# I hate this!!!!!



## theboyz (Jan 10, 2007)

http://www.puppyfind.com/redirect/?acct_id...t_id=qmm34x6m2p

Remember the breeders name and avoid her!!!!

Look at the 8 thousand dollar T cup puppy on the puppy page.


----------



## Bethy (Oct 10, 2009)

QUOTE (theboyz @ Jan 10 2010, 05:37 PM) index.php?act=findpost&pid=871904


> http://www.puppyfind.com/redirect/?acct_id...t_id=qmm34x6m2p
> 
> Remember the breeders name and avoid her!!!!
> 
> Look at the 8 thousand dollar T cup puppy on the puppy page.[/B]



I hate this too. She has had this puppy for sale for quite some time now. I saw this about 5 months ago and hope everyone avoids her


----------



## cyndrae (Aug 30, 2009)

WOW $8000.00 they are very proud of themselves. Also the pictures show a pretty shabby dog and 1 to 1 1/2 lbs I find that hard to believe.
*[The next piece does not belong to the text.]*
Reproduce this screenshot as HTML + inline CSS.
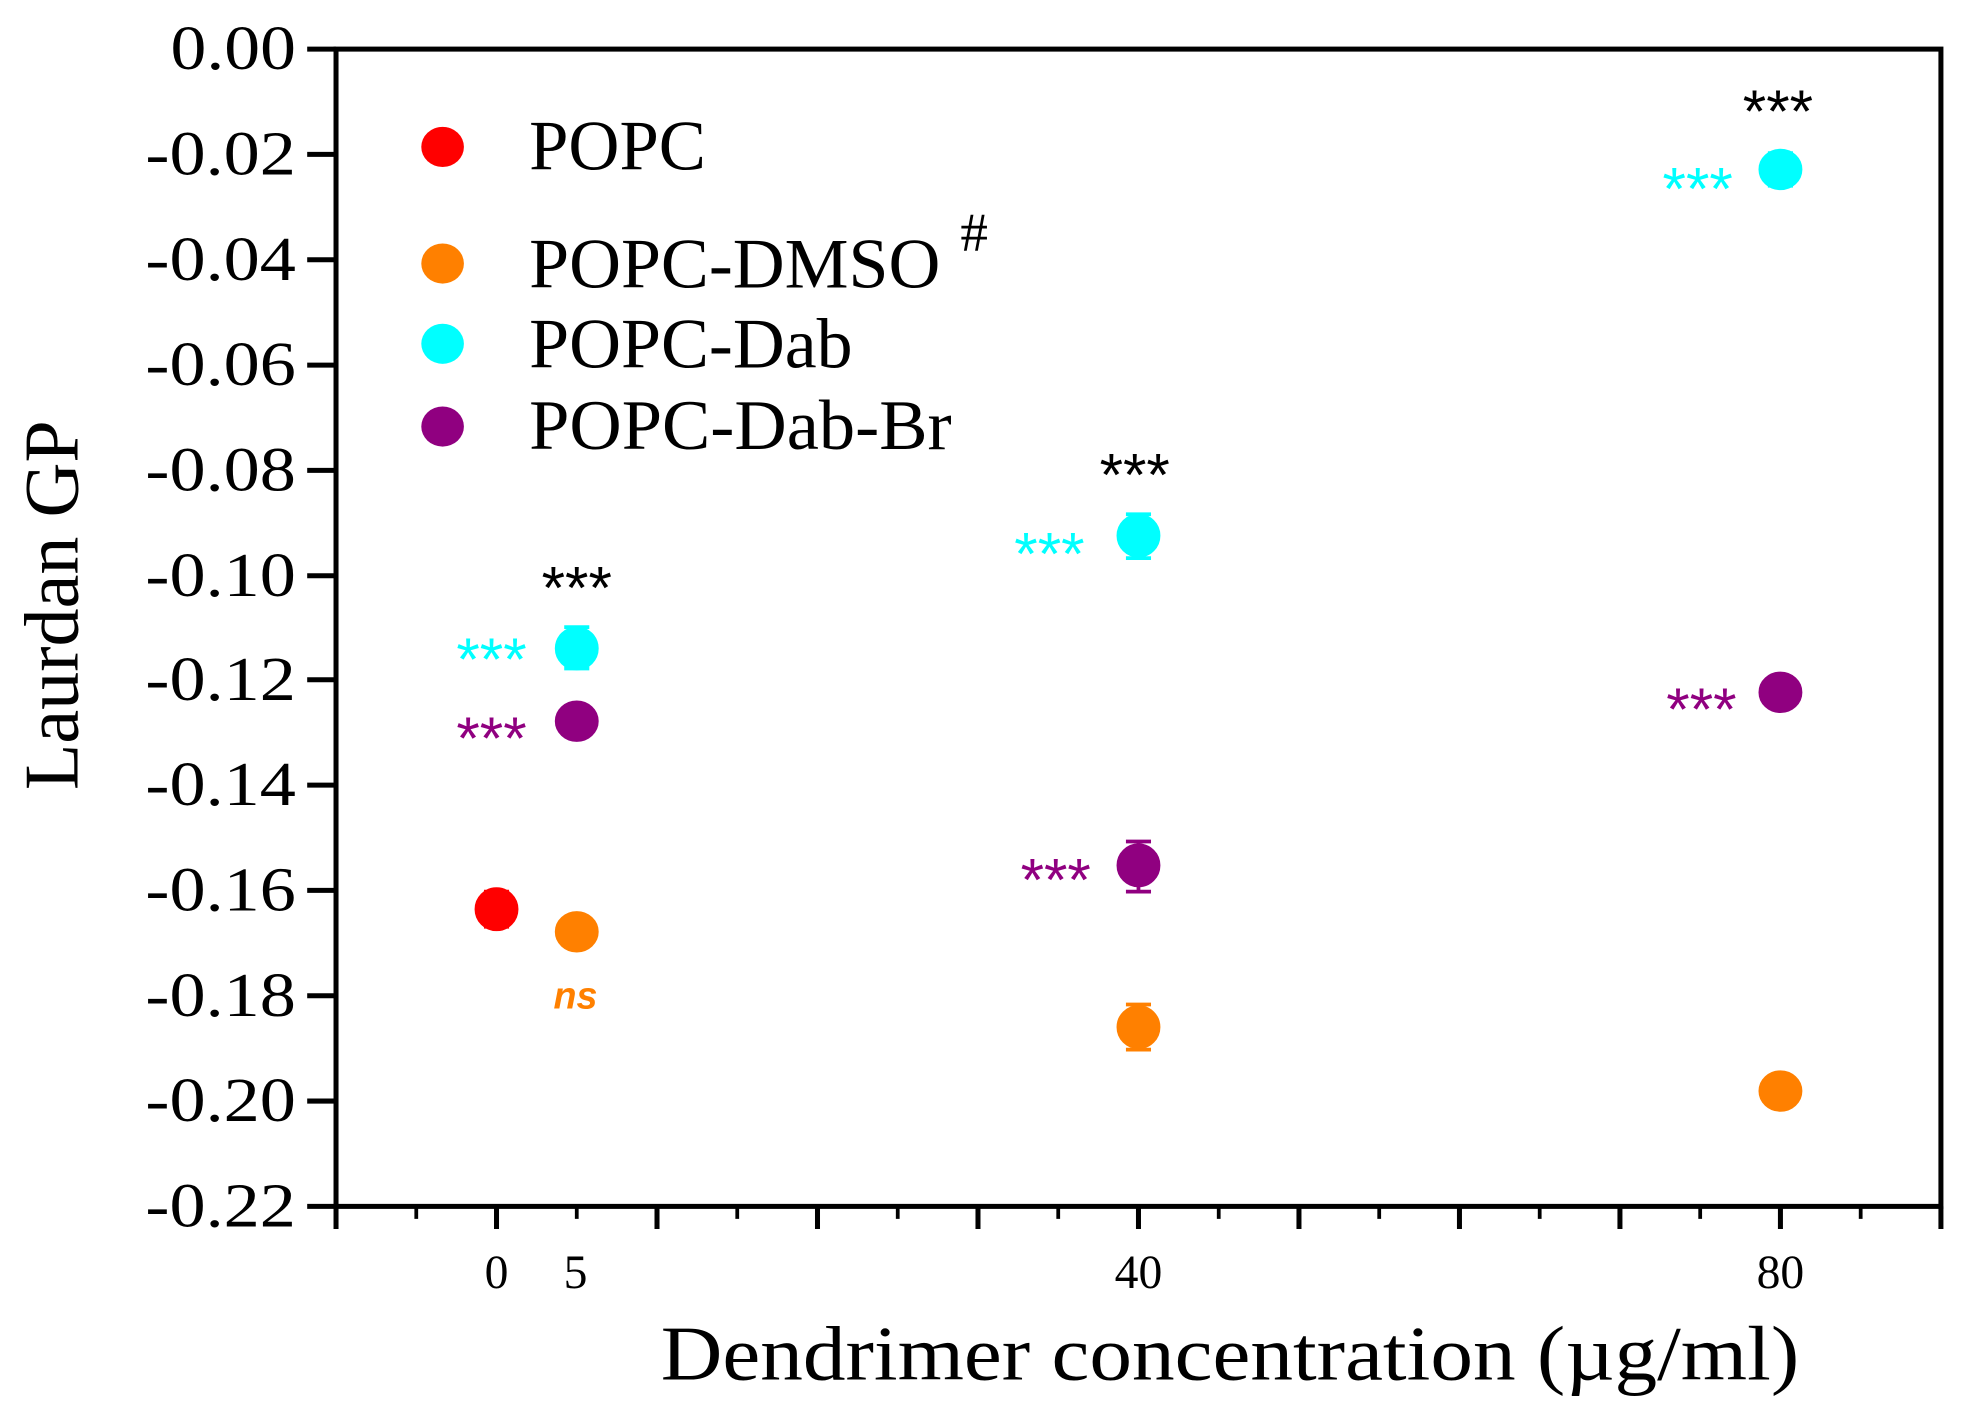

Too bad there are people out there like that. :exploding:


----------



## Cosy (Feb 9, 2006)

Oh I believe it will only get to 1.5 lbs but not to adult age.

Ugh. So sad. I've taken care of pups like that before. It's heartwrenching.
That's a San Bernadino/Riverside number.


----------



## Matilda's mommy (Jun 1, 2005)

I think the puppy looks ill, I just don't get how people will fall for this.


----------



## michellerobison (Dec 17, 2009)

When I hear anything described as "teacup" size I wonder what on earth these people are thinking... Anytime I've seen a dog that small it always has such problems and is so delicate. We had a lady come into our jewellery store carrying a "teacup Maltese" it was so tiny and frail looking. She was cute cut she just sat in her arms and shivered. The lady says she never lets her outside,she uses a pee pad inside. She carries her all the time. Poor thing ,reminds me of those poor women you see w/ the Chinese foot binding where the feet are bound so they're so tiny but they're crippled and can't walk,need to be carried everywhere. That's not a life to me. To me ,dogs play I figure that's what they love to do.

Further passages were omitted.